The current U.S. economic expansion is already one of the longest since World War II, but because most investors have been relatively conservative in their investment choices, few reasons exist for concern about a sharp downturn in the near term, panelists said at the 2017 ULI Spring Meeting, discussing the latest ULI Real Estate Consensus Forecast. They also agreed that certain policy changes like corporate repatriation of profits or tax cuts would increase the possibility of further growth.
Matt Anderson, a managing director with Trepp, said he has become more bearish about the economy in recent weeks because of the failure of policy initiatives like health care reform to move forward, which has called into question his confidence regarding higher economic output.
Avalon Bay’s forecast is mostly bullish, said Craig Thomas, a vice president for market research at the firm, but he expressed concern about the ability to find workers. “If we were going to reaccelerate job growth, where would the people come from?” he asked. “The job market has never been this tight. Job openings are at record highs.” Thomas noted that the labor participation numbers have improved lately, but that the U.S. economy is close to full employment.

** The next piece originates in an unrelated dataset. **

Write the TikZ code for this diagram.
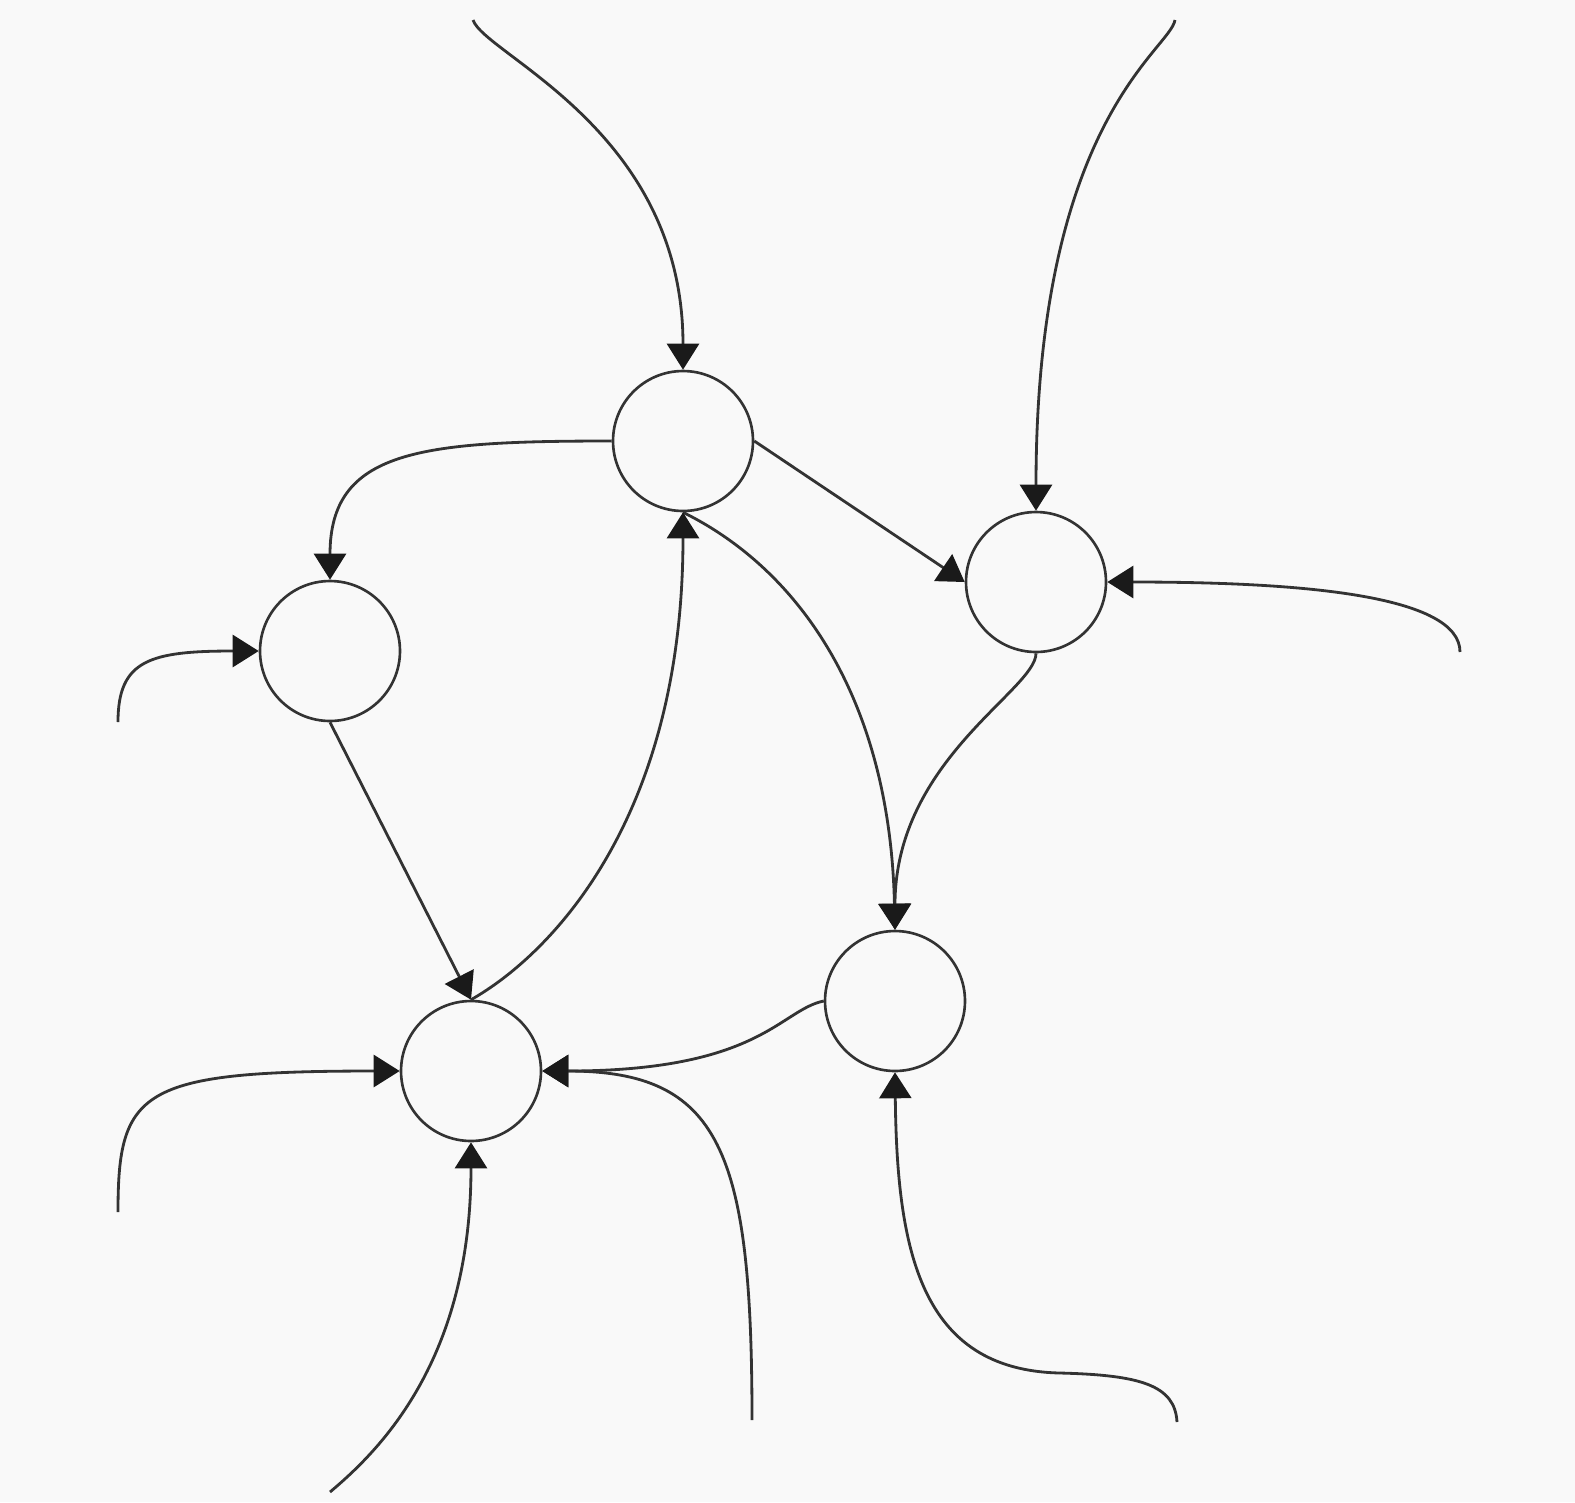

Though unemployment is broadly low, it is even lower for college-educated employees in the good job markets, said Josh Scoville, a senior managing director with Hines. The high cost of living in places like San Francisco is beginning to drive migration to other markets, he noted. “Lower-cost places like Austin, or even Seattle or Portland, are winning at the expense of those high-cost places.”
Scoville said he believes bipartisan support exists for some corporate repatriation and that whenever tax cuts or repatriation of profits are approved, the result will be improved growth.
Because the current expansionary cycle has been more of a slow burn than a boom, Thomas said, the economy has not experienced the kind of inflationary risk, speculation, or imbalances in inventory and debt that typify a cycle that is nearing its end. “Everything is sort of conservative right now, and to some degree the policy uncertainty keeps people from taking aggressive risks that eventually lead to overinvestment and then disinvestment,“ he said.
Panelists agreed that transaction levels have been low so far this year. Buyers and sellers are in a standoff, Scoville said. “Ultimately I think buyers will wind up winning that. There’s a lot of fund lives coming to a close,” he said. “There’s a lot of debt that has to be rolled over, particularly the CMBS [commercial mortgage–backed securities] market, and it’s 2006–2007 debt. That’s going to shake the tree on deal volume as well.”
Thomas said that though some markets may be overbuilt in multifamily housing, other sectors need new supply. “There’s no overabundance of well-planned, mixed-use, walkable, and transit-oriented communities that we all work on,” he said. “There is a plethora of disorganized, poorly planned communities that don’t allow people to thrive and don’t allow folks to reach their potential.”
Companies like Blackstone Group have billions of dollars to invest, Scoville said, and the amount of “dry powder” is at an all-time high, but it was also high in 2009 when prices were much lower.
A gap exists between high-productivity and low-productivity firms, said moderator Melissa Reagan, head of real estate and agriculture research with Metlife, and it is possible some of the low-productivity firms will cease to exist. This could unlock some gains for the higher producers, she said.
In response to a question from the audience, Reagan said she thinks the Phoenix market is interesting. “Particularly downtown, I think there’s interesting new development happening there, where no one cared about Phoenix five years ago, and ten years ago it was in the middle of a housing boom and then bust.” Places like Pittsburgh or Salt Lake City are also interesting, she said, because they have the potential to become more affordable U.S. technology hubs.